If the fundamentals of the firms get stronger, expected cash flows and value get higher, too.
But does that value perfectly get transmitted to price? If it were the case, then there would never be bubble-burst, overvaluation, and undervaluation.
What is the transmission channel from value to price?
The most obvious channel is the supply of money and the opportunity costs of the fund.
If the supply of money is tight and its opportunity cost (interest rate) is high, then despite strong fundamentals and higher value of the firms, the price may remain low for a long time.
Similarly, if there is an oversupply of money in the market and the opportunity cost of fund is low, then the price might overshoot the value.
The latter case may explain why stock markets around the world are roaring when the economy is taking a major blow from the pandemic.
To cushion the damaging effects of Covid-19, central banks and governments around the world are running a stimulus programme, with an expansionary monetary policy, by injecting new money and cutting interest rates at an unprecedented rate.
So, a part of the money, lured by my higher expected return, is coming to the stock market and fueling the share price.
Another transmission channel from value to price is the market sentiment which is the average expectation of the market participants about the future direction of the economy, confidence in the market microstructure, and governance.
If the market sentiment gets stronger, more people invest in the market and prices go up.
Similarly, if the sentiment gets shaky, it leaves a damping effect on the prices, widening the gap between prices and underlying value.

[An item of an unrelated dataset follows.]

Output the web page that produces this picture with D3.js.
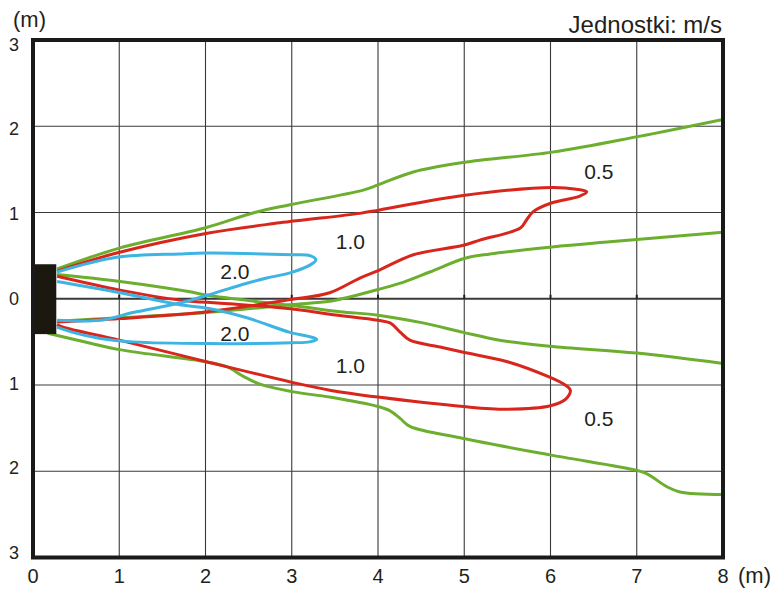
<!DOCTYPE html>
<html>
<head>
<meta charset="utf-8">
<script src="https://cdn.jsdelivr.net/npm/d3@7"></script>
<style>
  body { margin: 0; background: #fff; }
  svg text { font-family: "Liberation Sans", Arial, sans-serif; fill: #231f20; }
</style>
</head>
<body>
<svg id="chart" width="773" height="590"></svg>
<script>
// axis ticks
var xTicks = [0, 1, 2, 3, 4, 5, 6, 7, 8];
var yTicks = [3, 2, 1, 0, -1, -2, -3];

// 0.5 m/s contours (green), each split in two branches leaving the plot on the right
var c05UpOuter = [[0.28,0.345],[1.01,0.59],[1.99,0.82],[2.57,1.0],[2.98,1.09],[3.83,1.26],[4.0,1.32],
  [4.41,1.47],[4.99,1.58],[6.02,1.70],[7.01,1.88],[8.0,2.08]];
var c05UpInner = [[0.28,-0.26],[1.01,-0.22],[2.02,-0.16],[2.98,-0.07],[3.44,-0.03],[3.67,0.02],[4.01,0.11],
  [4.29,0.19],[4.60,0.31],[5.01,0.47],[5.30,0.52],[6.02,0.60],[6.69,0.66],[8.0,0.77]];
var c05LowInner = [[0.28,0.28],[1.01,0.20],[1.82,0.08],[2.02,0.04],[3.10,-0.09],[3.56,-0.15],[4.0,-0.19],
  [4.52,-0.28],[4.99,-0.39],[5.41,-0.48],[5.99,-0.55],[7.0,-0.63],[8.0,-0.75]];
var c05LowOuter = [[0.17,-0.40],[0.43,-0.46],[1.0,-0.59],[2.0,-0.73],[2.25,-0.79],[2.44,-0.90],[2.63,-0.99],
  [3.02,-1.08],[3.44,-1.14],[4.0,-1.25],[4.14,-1.30],[4.26,-1.39],[4.37,-1.48],[4.99,-1.62],[5.99,-1.81],
  [7.0,-1.99],[7.12,-2.03],[7.35,-2.18],[7.5,-2.24],[8.0,-2.27]];

// 1.0 m/s contours (red)
var c10Up = [[0.28,0.32],[0.97,0.53],[2.02,0.76],[2.86,0.88],[3.79,0.99],[4.02,1.03],[5.01,1.20],[6.02,1.29],
  [6.30,1.27],[6.42,1.24],[6.34,1.19],[6.01,1.11],[5.80,1.01],[5.72,0.91],[5.65,0.82],[5.18,0.68],[4.99,0.62],
  [4.41,0.51],[4.01,0.33],[3.79,0.24],[3.44,0.07],[2.98,-0.01],[2.02,-0.15],[1.01,-0.23],[0.28,-0.27]];
var c10Low = [[0.28,0.26],[1.01,0.10],[1.82,-0.03],[2.02,-0.04],[3.10,-0.13],[3.44,-0.18],[4.0,-0.25],
  [4.14,-0.28],[4.26,-0.39],[4.37,-0.48],[4.72,-0.56],[4.99,-0.62],[5.50,-0.73],[5.99,-0.91],[6.17,-1.0],
  [6.23,-1.06],[6.18,-1.16],[6.0,-1.24],[5.5,-1.28],[4.99,-1.25],[4.0,-1.14],[3.44,-1.06],[3.01,-0.97],
  [2.01,-0.73],[1.0,-0.48],[0.35,-0.33],[0.28,-0.30]];

// 2.0 m/s contours (blue)
var c20Up = [[0.28,0.31],[0.97,0.48],[1.70,0.52],[2.02,0.53],[3.0,0.51],[3.21,0.50],[3.28,0.45],[3.21,0.39],
  [2.98,0.30],[2.71,0.24],[2.48,0.18],[2.02,0.04],[1.70,-0.05],[1.16,-0.16],[0.78,-0.25],[0.28,-0.25]];
var c20Low = [[0.28,0.20],[1.01,0.07],[1.70,-0.07],[2.02,-0.11],[2.48,-0.22],[2.98,-0.39],[3.21,-0.44],
  [3.29,-0.47],[3.21,-0.50],[3.0,-0.51],[2.02,-0.52],[1.16,-0.50],[0.78,-0.46],[0.46,-0.39],[0.28,-0.33]];

// outlet block
var blockX = [0, 0.27];
var blockY = [-0.41, 0.40];

// contour labels
var labelText = ["0.5", "1.0", "2.0", "2.0", "1.0", "0.5"];
var labelX = [6.56, 3.68, 2.34, 2.34, 3.68, 6.56];
var labelY = [1.47, 0.66, 0.32, -0.40, -0.77, -1.39];

var svg = d3.select("#chart");
var x = d3.scaleLinear().domain([0, 8]).range([33, 723]);
var y = d3.scaleLinear().domain([-3, 3]).range([557.5, 40]);

svg.append("defs").append("clipPath").attr("id", "plot")
  .append("rect")
  .attr("x", x(0)).attr("y", y(3))
  .attr("width", x(8) - x(0)).attr("height", y(-3) - y(3));

// grid
svg.append("g").selectAll("line").data(xTicks.slice(1, -1)).join("line")
  .attr("x1", d => x(d)).attr("x2", d => x(d))
  .attr("y1", y(3)).attr("y2", y(-3))
  .attr("stroke", "#3a3a3a").attr("stroke-width", 1.1);
svg.append("g").selectAll("line").data(yTicks.slice(1, -1)).join("line")
  .attr("x1", x(0)).attr("x2", x(8))
  .attr("y1", d => y(d)).attr("y2", d => y(d))
  .attr("stroke", "#3a3a3a").attr("stroke-width", d => d === 0 ? 2.2 : 1.1);
// little ticks on the zero line
svg.append("g").selectAll("line").data(xTicks.slice(1, -1)).join("line")
  .attr("x1", d => x(d)).attr("x2", d => x(d))
  .attr("y1", y(0)).attr("y2", y(0) - 4)
  .attr("stroke", "#222").attr("stroke-width", 2);

var line = d3.line()
  .x(d => x(d[0])).y(d => y(d[1]))
  .curve(d3.curveCatmullRom.alpha(0.5));

var curves = [
  {data: c05UpOuter, color: "#6cae2e"}, {data: c05UpInner, color: "#6cae2e"},
  {data: c05LowInner, color: "#6cae2e"}, {data: c05LowOuter, color: "#6cae2e"},
  {data: c10Up, color: "#d8261d"}, {data: c10Low, color: "#d8261d"},
  {data: c20Up, color: "#3db4e2"}, {data: c20Low, color: "#3db4e2"}
];

svg.append("g").attr("clip-path", "url(#plot)")
  .selectAll("path").data(curves).join("path")
  .attr("d", d => line(d.data))
  .attr("fill", "none")
  .attr("stroke", d => d.color)
  .attr("stroke-width", 3)
  .attr("stroke-linejoin", "round");

// outlet
svg.append("rect")
  .attr("x", x(blockX[0])).attr("y", y(blockY[1]))
  .attr("width", x(blockX[1]) - x(blockX[0]))
  .attr("height", y(blockY[0]) - y(blockY[1]))
  .attr("fill", "#1b1810");

// frame
svg.append("rect")
  .attr("x", x(0)).attr("y", y(3))
  .attr("width", x(8) - x(0)).attr("height", y(-3) - y(3))
  .attr("fill", "none").attr("stroke", "#1a1a1a").attr("stroke-width", 4);

// contour labels
svg.append("g").selectAll("text").data(labelText).join("text")
  .attr("x", (d, i) => x(labelX[i])).attr("y", (d, i) => y(labelY[i]))
  .attr("text-anchor", "middle").attr("dominant-baseline", "central")
  .style("font-size", "21px")
  .text(d => d);

// axis labels
svg.append("g").selectAll("text").data(yTicks).join("text")
  .attr("x", 14).attr("y", d => y(d) + d * 1.5)
  .attr("text-anchor", "middle").attr("dominant-baseline", "central")
  .style("font-size", "18px")
  .text(d => Math.abs(d));
svg.append("g").selectAll("text").data(xTicks).join("text")
  .attr("x", d => x(d)).attr("y", 583)
  .attr("text-anchor", "middle")
  .style("font-size", "20px")
  .text(d => d);

svg.append("text").attr("x", 13).attr("y", 27).style("font-size", "22px").text("(m)");
svg.append("text").attr("x", 738).attr("y", 583).style("font-size", "22px").text("(m)");
svg.append("text").attr("x", 722).attr("y", 33).attr("text-anchor", "end")
  .style("font-size", "24px").text("Jednostki: m/s");
</script>
</body>
</html>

Since late 2017, DSEX lost more than 30% even though the real GDP of Bangladesh grew more than 7% in the fiscal year (FY) 2017-18 and FY19.
Similarly, DSEX has gone up by more than 25% in 2020 even after a considerable drop in GDP growth this year.

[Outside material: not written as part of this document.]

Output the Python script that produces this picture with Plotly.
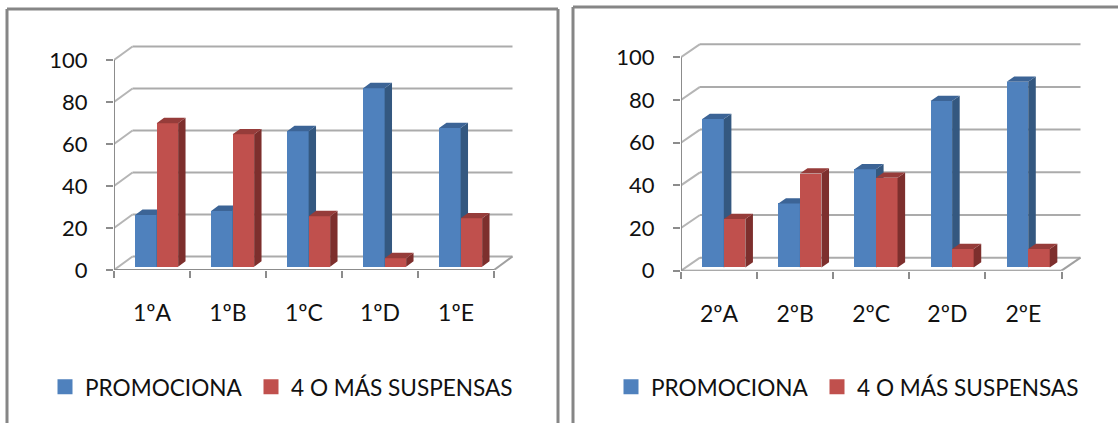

Then how do you connect the disconnect between the strong growth in macroeconomic fundamentals and the fall in stock market indices and vice versa?
You can connect this dot through value to price transmission channel.

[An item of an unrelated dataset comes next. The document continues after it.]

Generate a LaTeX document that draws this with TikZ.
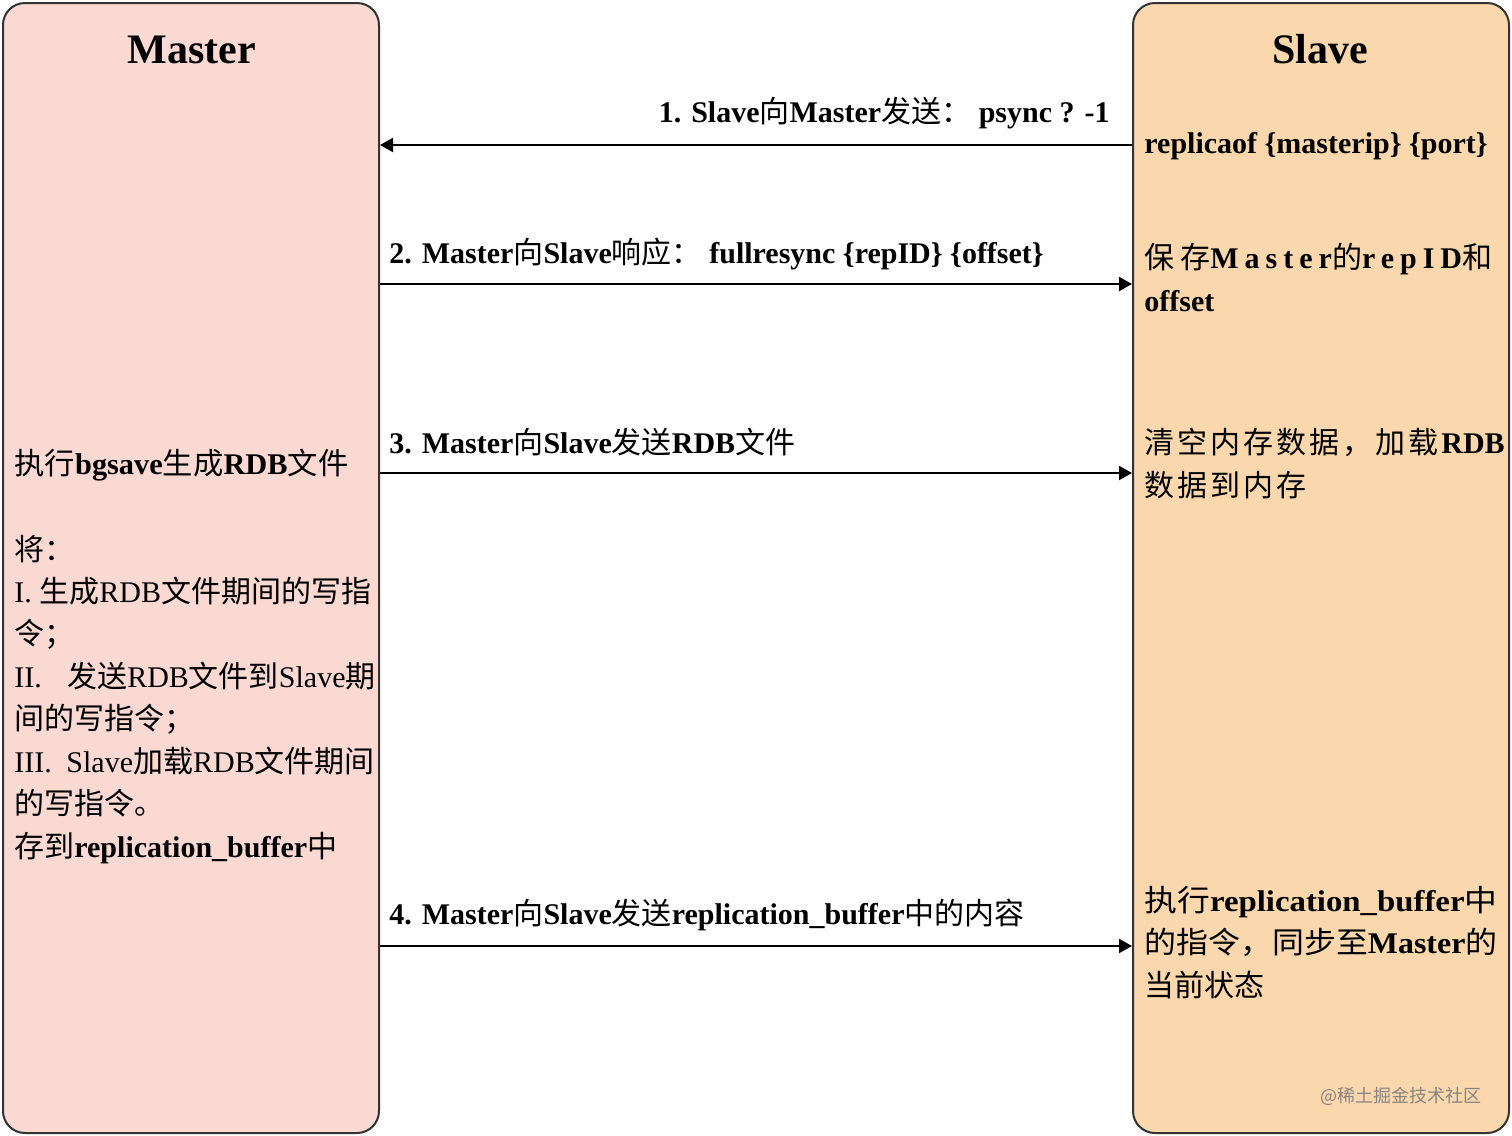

When Covid-19 hit the economy, the government and the Bangladesh Bank took many stimulus programmes which resulted in an expansion in the money supply and a big drop in overall interest rate.
Given the fact that financial institutions are sitting on piles on money and not extending credit due to the high risk of borrowers' business in an uncertain time and returns on alternative investment (bank deposits) are relatively low, part of the excess money is being channelled to the stock market, helping the untapped value transmit to price.
Also, the overhaul of the Bangladesh Securities and Exchange Commission leadership has boosted market sentiment. Supply of money, low-interest rate, and positive market sentiment altogether helped the market valuation level unwind and transmit to price.
But why does stock price fluctuate so frequently, unlike other asset prices?
The stock price depends on the underlying value.
Value depends on underlying fundamentals such as growth in sales, profit margin, condition on the overall industry, and the macroeconomy.
Even though underlying fundamentals and values do not change frequently, then why does the price do so?
The answer lies in the value to price transmission channel which is affected by day to day market sentiment, changes in monetary, fiscal, and economic policy that affects the supply of money, its opportunity costs, and average market participant's confidence in the market.
This means even you have picked up the right stock which is reasonably undervalued, still, you might not profit from it in the short to medium term and will be exposed to price fluctuations as the value to price transmission channel might not work or take a long time to adjust.
Also, when you invest, try to get a sense of how value to price transmission channel works in particular markets and factors affecting the transmission channel and how it will affect your investment if it takes a long time to work in addition to fundamental analysis of the firms.
Md Sajib Hossain, CFA is a Fulbright Scholar at Syracuse University, USA and also an assistant professor at the Department of Finance, University of Dhaka.